Question

Sushila, Ravi and Talika each have a bag of balls.
Each of the bags contains $$10$$ red balls and $$8$$ blue balls.
Ravi takes two balls at random from his bag, without replacement.
Find the probability that one ball is red and one ball is blue.

Answer

**step1** Understanding the problem

The problem asks for the probability of drawing one red ball and one blue ball from a bag containing red and blue balls, without replacement. We need to consider the number of balls of each color and the total number of balls in the bag.

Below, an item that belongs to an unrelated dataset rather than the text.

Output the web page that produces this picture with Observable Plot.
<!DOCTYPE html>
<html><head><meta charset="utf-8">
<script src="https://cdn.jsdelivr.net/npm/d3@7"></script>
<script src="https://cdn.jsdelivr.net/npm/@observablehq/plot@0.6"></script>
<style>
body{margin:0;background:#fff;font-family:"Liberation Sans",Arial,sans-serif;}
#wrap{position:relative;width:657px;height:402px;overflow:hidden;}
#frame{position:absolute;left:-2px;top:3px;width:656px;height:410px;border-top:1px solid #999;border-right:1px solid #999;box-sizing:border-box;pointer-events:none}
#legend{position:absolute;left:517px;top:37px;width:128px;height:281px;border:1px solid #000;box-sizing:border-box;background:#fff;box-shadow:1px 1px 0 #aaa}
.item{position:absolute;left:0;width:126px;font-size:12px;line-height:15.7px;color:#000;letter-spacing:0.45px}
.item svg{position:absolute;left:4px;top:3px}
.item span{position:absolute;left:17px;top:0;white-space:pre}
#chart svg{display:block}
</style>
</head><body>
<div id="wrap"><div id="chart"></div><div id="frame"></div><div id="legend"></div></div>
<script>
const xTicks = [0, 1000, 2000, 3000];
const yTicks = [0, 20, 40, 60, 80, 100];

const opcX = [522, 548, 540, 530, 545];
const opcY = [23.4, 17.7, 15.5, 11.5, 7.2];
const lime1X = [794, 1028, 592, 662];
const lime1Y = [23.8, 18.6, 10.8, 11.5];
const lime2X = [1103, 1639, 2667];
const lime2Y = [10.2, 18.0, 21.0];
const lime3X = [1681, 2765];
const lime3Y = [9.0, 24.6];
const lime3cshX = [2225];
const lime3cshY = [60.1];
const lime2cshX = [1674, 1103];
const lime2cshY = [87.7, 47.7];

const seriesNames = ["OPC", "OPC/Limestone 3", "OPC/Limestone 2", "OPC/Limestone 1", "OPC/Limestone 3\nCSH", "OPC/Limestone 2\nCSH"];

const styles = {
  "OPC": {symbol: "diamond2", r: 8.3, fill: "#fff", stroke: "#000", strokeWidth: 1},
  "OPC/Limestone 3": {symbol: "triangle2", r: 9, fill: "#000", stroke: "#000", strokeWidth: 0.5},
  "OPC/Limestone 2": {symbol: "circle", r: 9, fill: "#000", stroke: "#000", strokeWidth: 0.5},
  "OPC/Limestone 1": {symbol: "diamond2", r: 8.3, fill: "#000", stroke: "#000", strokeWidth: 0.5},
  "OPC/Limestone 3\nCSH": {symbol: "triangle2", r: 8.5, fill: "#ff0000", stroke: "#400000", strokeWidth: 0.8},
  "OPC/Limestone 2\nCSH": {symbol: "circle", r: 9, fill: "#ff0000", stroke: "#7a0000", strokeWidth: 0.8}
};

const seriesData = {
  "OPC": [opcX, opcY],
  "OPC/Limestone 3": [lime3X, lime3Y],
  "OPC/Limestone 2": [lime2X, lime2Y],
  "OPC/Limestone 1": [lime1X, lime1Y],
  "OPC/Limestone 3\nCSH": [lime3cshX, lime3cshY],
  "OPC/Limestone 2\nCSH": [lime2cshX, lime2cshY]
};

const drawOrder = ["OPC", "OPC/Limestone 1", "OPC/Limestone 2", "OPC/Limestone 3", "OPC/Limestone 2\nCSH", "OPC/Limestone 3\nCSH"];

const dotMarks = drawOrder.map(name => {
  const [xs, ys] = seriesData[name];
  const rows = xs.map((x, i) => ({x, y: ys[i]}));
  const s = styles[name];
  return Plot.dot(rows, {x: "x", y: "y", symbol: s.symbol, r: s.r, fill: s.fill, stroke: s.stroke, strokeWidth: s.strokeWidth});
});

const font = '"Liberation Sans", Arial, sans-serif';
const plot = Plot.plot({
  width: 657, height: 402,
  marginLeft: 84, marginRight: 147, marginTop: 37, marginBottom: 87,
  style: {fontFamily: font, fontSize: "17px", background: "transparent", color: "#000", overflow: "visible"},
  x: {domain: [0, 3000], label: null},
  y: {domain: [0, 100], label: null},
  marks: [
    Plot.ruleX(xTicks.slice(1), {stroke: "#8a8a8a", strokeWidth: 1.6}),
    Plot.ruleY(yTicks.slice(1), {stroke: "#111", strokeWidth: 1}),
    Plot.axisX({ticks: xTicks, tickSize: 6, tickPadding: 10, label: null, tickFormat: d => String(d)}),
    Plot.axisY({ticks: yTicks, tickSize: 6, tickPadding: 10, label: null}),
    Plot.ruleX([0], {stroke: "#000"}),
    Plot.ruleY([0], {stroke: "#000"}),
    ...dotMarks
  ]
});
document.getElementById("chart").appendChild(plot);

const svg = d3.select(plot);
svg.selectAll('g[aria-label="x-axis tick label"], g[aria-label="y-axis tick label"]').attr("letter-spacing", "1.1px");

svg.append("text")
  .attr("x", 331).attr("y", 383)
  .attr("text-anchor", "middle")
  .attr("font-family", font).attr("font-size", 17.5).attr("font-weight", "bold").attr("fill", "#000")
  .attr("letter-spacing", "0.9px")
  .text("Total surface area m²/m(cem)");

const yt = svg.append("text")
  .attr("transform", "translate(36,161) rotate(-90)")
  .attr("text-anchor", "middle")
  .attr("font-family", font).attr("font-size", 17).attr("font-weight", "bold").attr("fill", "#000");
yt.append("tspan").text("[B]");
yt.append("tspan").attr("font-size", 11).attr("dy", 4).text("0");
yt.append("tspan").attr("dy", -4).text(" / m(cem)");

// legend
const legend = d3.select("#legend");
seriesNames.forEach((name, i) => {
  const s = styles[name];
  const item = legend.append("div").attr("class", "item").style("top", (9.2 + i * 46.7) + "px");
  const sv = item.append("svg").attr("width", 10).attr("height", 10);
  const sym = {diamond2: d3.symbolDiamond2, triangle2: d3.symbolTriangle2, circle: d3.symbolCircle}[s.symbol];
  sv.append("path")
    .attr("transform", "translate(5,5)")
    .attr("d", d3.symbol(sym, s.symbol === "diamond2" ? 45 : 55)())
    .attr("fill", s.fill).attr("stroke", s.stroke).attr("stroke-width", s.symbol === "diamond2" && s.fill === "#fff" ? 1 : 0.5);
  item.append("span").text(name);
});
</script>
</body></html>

**step2** Identifying the total number of balls

In the bag, there are $$10$$ red balls and $$8$$ blue balls.
To find the total number of balls in the bag, we add the number of red balls and the number of blue balls:
Total balls = Number of red balls + Number of blue balls
Total balls = $$10 + 8 = 18$$ balls.

**step3** Considering the first ball drawn and the two possible orders

Ravi takes two balls. We want one red and one blue. This can happen in two different orders:
Scenario 1: The first ball drawn is Red, and the second ball drawn is Blue.
Scenario 2: The first ball drawn is Blue, and the second ball drawn is Red.
We will calculate the probability for each scenario separately and then add them together.

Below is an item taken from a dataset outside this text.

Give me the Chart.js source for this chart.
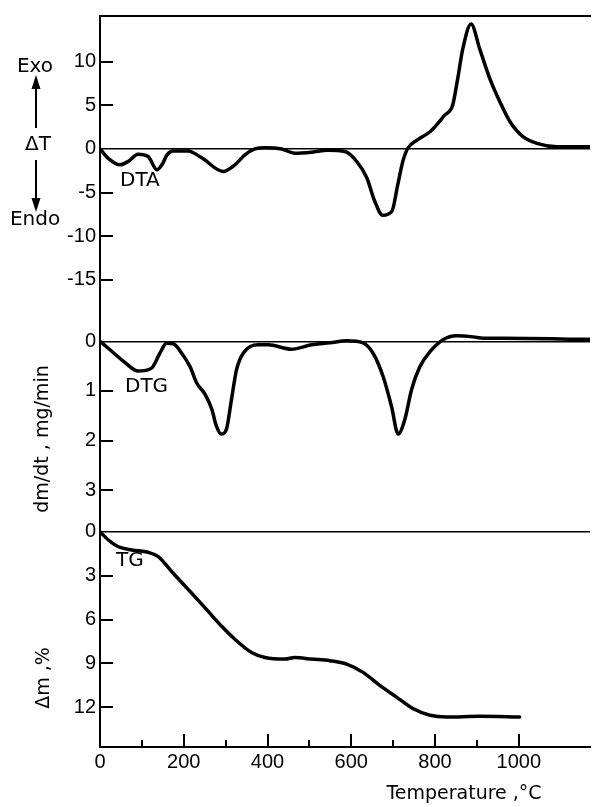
<!DOCTYPE html>
<html>
<head>
<meta charset="utf-8">
<script src="https://cdn.jsdelivr.net/npm/chart.js@4"></script>
<style>
html,body{margin:0;padding:0;background:#fff;}
#wrap{position:relative;width:593px;height:807px;}
</style>
</head>
<body>
<div id="wrap"><canvas id="c" width="593" height="807"></canvas></div>
<script>
// ---- Data ----
const xMax = 1170;
const xTicks = [0,100,200,300,400,500,600,700,800,900,1000];
const xLabels = [0,200,400,600,800,1000];

const dtaTicks = [-15,-10,-5,0,5,10];
const dtgTicks = [0,1,2,3];
const tgTicks = [0,3,6,9,12];

// DTA, ΔT
const dtaT = [0,19,48,67,91,115,136,148,160,174,210,243,294,322,346,370,394,434,465,506,544,585,613,637,656,675,697,711,723,735,757,788,823,842,854,866,886,907,931,955,979,1010,1043,1091,1169];
const dtaV = [0,-1.05,-1.82,-1.44,-0.6,-0.87,-2.39,-1.82,-0.68,-0.23,-0.23,-1.02,-2.58,-1.82,-0.68,0,0.15,0,-0.49,-0.37,-0.15,-0.3,-1.44,-3.3,-5.99,-7.6,-7.13,-4.09,-1.44,0.08,1.02,1.97,3.86,5.0,8.03,11.4,14.3,11.4,8.03,5.38,3.11,1.4,0.64,0.26,0.26];

// DTG, dm/dt (mg/min)
const dtgT = [0,28,60,91,123,143,159,175,195,215,231,251,267,278,290,302,314,326,342,378,402,457,505,549,589,628,652,676,696,712,728,744,764,788,819,851,891,915,962,1169];
const dtgV = [0,0.2,0.43,0.6,0.54,0.24,0.04,0.05,0.24,0.51,0.84,1.07,1.37,1.71,1.87,1.77,1.17,0.57,0.24,0.07,0.07,0.16,0.07,0.03,-0.01,0.03,0.24,0.71,1.31,1.87,1.57,0.97,0.51,0.21,-0.03,-0.11,-0.09,-0.06,-0.06,-0.04];

// TG, Δm (%)
const tgT = [0,20,44,76,115,139,171,211,251,290,322,362,394,442,465,505,549,589,628,668,708,748,788,827,907,1002];
const tgV = [0,0.56,1.02,1.24,1.40,1.69,2.71,3.95,5.2,6.44,7.34,8.25,8.59,8.70,8.59,8.70,8.81,9.04,9.61,10.5,11.3,12.1,12.54,12.66,12.61,12.66];

// ---- Styling ----
const tickFont = {family:'"Liberation Sans", Arial, sans-serif', size:20};
const textFamily = '"DejaVu Sans", sans-serif';

function pts(xs, ys){ return xs.map((t,i)=>({x:t, y:ys[i]})); }

const lineStyle = {
  borderColor:'#000', borderWidth:3.5, pointRadius:0, pointHoverRadius:0, fill:false,
  cubicInterpolationMode:'monotone', borderCapStyle:'round', borderJoinStyle:'round', xAxisID:'x'
};

function yAxis(ticksArr, min, max, weight, reverse){
  return {
    type:'linear', position:'left', stack:'panels', stackWeight:weight,
    min:min, max:max, reverse:reverse,
    afterBuildTicks: s => { s.ticks = ticksArr.map(v => ({value:v})); },
    afterFit: s => { s.width = 100; },
    ticks:{font:tickFont, color:'#000', padding:4, callback: v => String(v)},
    grid:{drawTicks:false, drawOnChartArea:true, lineWidth:1.5,
          color: c => (c.tick && c.tick.value === 0) ? '#000' : 'rgba(0,0,0,0)'},
    border:{display:true, color:'#000', width:2}
  };
}

const decor = {
  id:'decor',
  afterDraw(chart){
    const {ctx, chartArea:a, scales} = chart;
    ctx.save();
    ctx.strokeStyle = '#000';
    ctx.fillStyle = '#000';
    ctx.lineWidth = 2;
    ctx.lineCap = 'butt';
    const line = (x1,y1,x2,y2) => { ctx.beginPath(); ctx.moveTo(x1,y1); ctx.lineTo(x2,y2); ctx.stroke(); };
    // inward y tick marks
    ['yDTA','yDTG','yTG'].forEach(id => {
      const s = scales[id];
      s.ticks.forEach(t => {
        if (t.value === 0) return;
        const y = Math.round(s.getPixelForValue(t.value));
        line(a.left, y, a.left + 13, y);
      });
    });
    // inward x tick marks
    const sx = scales.x;
    sx.ticks.forEach(t => {
      if (t.value === 0) return;
      const x = Math.round(sx.getPixelForValue(t.value));
      const len = xLabels.includes(t.value) ? 13 : 7;
      line(x, a.bottom, x, a.bottom - len);
    });

    // Exo / ΔT / Endo block
    ctx.font = '20px ' + textFamily;
    ctx.textAlign = 'center';
    ctx.textBaseline = 'middle';
    ctx.fillText('Exo', 35, 67);
    ctx.fillText('\u0394T', 38, 145);
    ctx.fillText('Endo', 35, 220);
    line(36, 128, 36, 86);
    ctx.beginPath(); ctx.moveTo(36,75); ctx.lineTo(31.5,89); ctx.lineTo(40.5,89); ctx.closePath(); ctx.fill();
    line(36, 160, 36, 200);
    ctx.beginPath(); ctx.moveTo(36,212); ctx.lineTo(31.5,198); ctx.lineTo(40.5,198); ctx.closePath(); ctx.fill();

    // curve labels
    ctx.font = '20px ' + textFamily;
    ctx.textAlign = 'left';
    ctx.fillText('DTA', 120, 181);
    ctx.fillText('DTG', 125, 387);
    ctx.fillText('TG', 116, 561);

    // rotated axis titles
    ctx.font = '19px ' + textFamily;
    ctx.textAlign = 'center';
    ctx.textBaseline = 'alphabetic';
    ctx.save(); ctx.translate(48, 439); ctx.rotate(-Math.PI/2);
    ctx.fillText('dm/dt , mg/min', 0, 0); ctx.restore();
    ctx.save(); ctx.translate(49, 678); ctx.rotate(-Math.PI/2);
    ctx.fillText('\u0394m ,%', 0, 0); ctx.restore();

    // x title
    ctx.fillText('Temperature ,\u00B0C', 464, 799);
    ctx.restore();
  }
};

new Chart(document.getElementById('c'), {
  type:'line',
  data:{
    datasets:[
      Object.assign({label:'DTA', data:pts(dtaT, dtaV), yAxisID:'yDTA'}, lineStyle),
      Object.assign({label:'DTG', data:pts(dtgT, dtgV), yAxisID:'yDTG'}, lineStyle),
      Object.assign({label:'TG', data:pts(tgT, tgV), yAxisID:'yTG'}, lineStyle)
    ]
  },
  options:{
    responsive:false, animation:false, devicePixelRatio:1,
    layout:{padding:{top:10, right:3, left:0, bottom:0}},
    plugins:{legend:{display:false}, tooltip:{enabled:false}, title:{display:false}},
    scales:{
      x:{type:'linear', position:'bottom', min:0, max:xMax,
         afterBuildTicks: s => { s.ticks = xTicks.map(v => ({value:v})); },
         afterFit: s => { s.height = 60; },
         ticks:{font:tickFont, color:'#000', padding:3, maxRotation:0, autoSkip:false,
                callback: v => xLabels.includes(v) ? String(v) : ''},
         grid:{display:false, drawTicks:false},
         border:{display:true, color:'#000', width:2}},
      xTop:{type:'linear', position:'top', min:0, max:xMax,
         afterFit: s => { s.height = 0; },
         ticks:{display:false}, grid:{display:false, drawTicks:false},
         border:{display:true, color:'#000', width:2}},
      yTG: yAxis(tgTicks, -1.36, 14.71, 237, true),
      yDTG: yAxis(dtgTicks, -0.72, 3.44, 208, true),
      yDTA: yAxis(dtaTicks, -17.95, 15.23, 292, false)
    }
  },
  plugins:[decor]
});
</script>
</body>
</html>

**step4** Calculating probability for Scenario 1: Red then Blue

First, let's find the probability of drawing a red ball as the first ball.
Probability (1st ball is Red) = $$\frac{\text{Number of Red Balls}}{\text{Total Balls}} = \frac{10}{18}$$
After drawing one red ball, there are now $$9$$ red balls left and $$8$$ blue balls left in the bag. The total number of balls remaining is $$17$$.
Next, let's find the probability of drawing a blue ball as the second ball (given the first was red).
Probability (2nd ball is Blue | 1st ball is Red) = $$\frac{\text{Number of Blue Balls}}{\text{Remaining Total Balls}} = \frac{8}{17}$$
To find the probability of Scenario 1 (1st Red AND 2nd Blue), we multiply these probabilities:
Probability (1st Red AND 2nd Blue) = Probability (1st Red) $$\times$$ Probability (2nd Blue | 1st Red)
Probability (1st Red AND 2nd Blue) = $$\frac{10}{18} \times \frac{8}{17} = \frac{80}{306}$$

**step5** Calculating probability for Scenario 2: Blue then Red

First, let's find the probability of drawing a blue ball as the first ball.
Probability (1st ball is Blue) = $$\frac{\text{Number of Blue Balls}}{\text{Total Balls}} = \frac{8}{18}$$
After drawing one blue ball, there are now $$10$$ red balls left and $$7$$ blue balls left in the bag. The total number of balls remaining is $$17$$.
Next, let's find the probability of drawing a red ball as the second ball (given the first was blue).
Probability (2nd ball is Red | 1st ball is Blue) = $$\frac{\text{Number of Red Balls}}{\text{Remaining Total Balls}} = \frac{10}{17}$$
To find the probability of Scenario 2 (1st Blue AND 2nd Red), we multiply these probabilities:
Probability (1st Blue AND 2nd Red) = Probability (1st Blue) $$\times$$ Probability (2nd Red | 1st Blue)
Probability (1st Blue AND 2nd Red) = $$\frac{8}{18} \times \frac{10}{17} = \frac{80}{306}$$

**step6** Calculating the total probability

The problem asks for the probability that one ball is red and one ball is blue. This is the sum of the probabilities of the two distinct scenarios we calculated: Scenario 1 (Red then Blue) and Scenario 2 (Blue then Red).
Total Probability = Probability (1st Red AND 2nd Blue) + Probability (1st Blue AND 2nd Red)
Total Probability = $$\frac{80}{306} + \frac{80}{306} = \frac{160}{306}$$

**step7** Simplifying the probability

The probability fraction $$\frac{160}{306}$$ can be simplified. Both the numerator ($$160$$) and the denominator ($$306$$) are even numbers, so they are both divisible by 2.
Divide the numerator by 2: $$160 \div 2 = 80$$
Divide the denominator by 2: $$306 \div 2 = 153$$
So, the simplified probability is $$\frac{80}{153}$$.